Effect of Diffusion and Sorption on the Kinetics of Biodegradation: Theoretical Considerations

  1. Kate M. Scow * and
  2. John Hutson
  1. Dep. of Land, Air, and Water Resources, Univ. of California, Davis, CA 95616
    Dep. of Soil, Crop, and Atmospheric Sciences, Cornell Univ., Ithaca, NY 14853. Contribution of the Dep. of Soil, Crop, and Atmospheric Sciences, Cornell Univ.

Abstract

Abstract

Organic chemicals subject to biodegradation by microorganisms in soil are often limited in their availability by sorption and diffusion to unavailable sites. To quantitatively describe biodegradation under conditions of substrate limitation, a process-based deterministic model called the diffusion-sorption-biodegradation (DSB) model was developed to describe the biodegradation of an organic chemical in the presence of spherical aggregates. Diffusion is described by Fick's second law, sorption by a linear isotherm, and biodegradation by one of various rate equations including first-order kinetics. Sensitivity analyses were performed to determine the dependence of a chemical's half-life on soil physical and chemical properties. Half-lives in the presence of aggregates were substantially greater than equivalent half-lives in the absence of aggregates when the sorption partition coefficient was ≥3.2 dm3kg-1 and the aggregate radius was ≥0.32 cm. The two-compartment model provided a better fit than did a simple first-order model to simulations of the biodegradation of a sorbing chemical in the presence of large (0.25-cm radii) aggregates, whereas there was no difference between the two models for aggregates of much smaller radii.
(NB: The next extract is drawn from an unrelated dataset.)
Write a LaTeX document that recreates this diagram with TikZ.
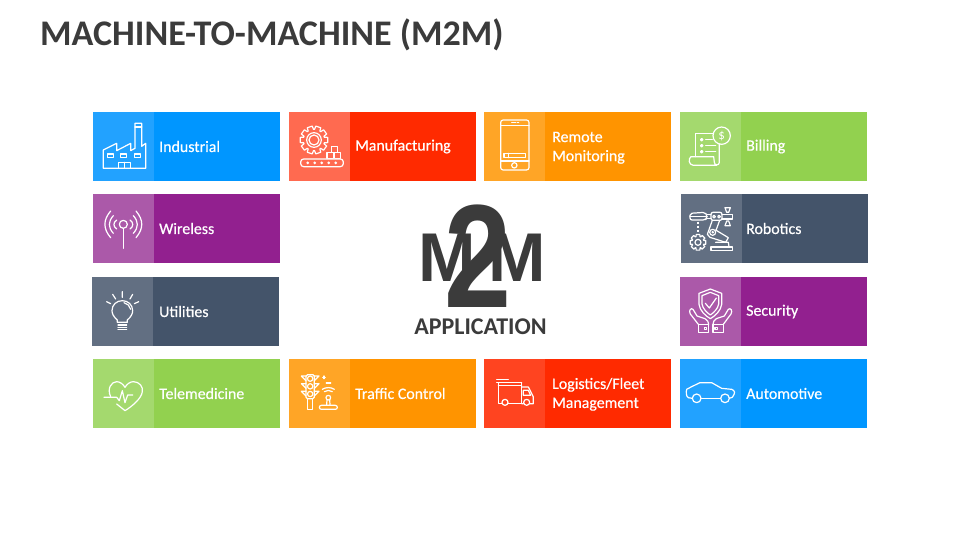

When simple first-order kinetics was assumed without accounting for diffusion and sorption, long-term extrapolation of chemical persistence in the presence of aggregates overestimated the degradation of a chemical with a sorption partition coefficient of 10 dm3kg-1. Considering that many organic pollutants sorb strongly and numerous soils have some degree of aggregate structure and organic matter, taking into account the physical and chemical processes affecting a chemical's concentration may greatly improve kinetics models of biodegradation in soil.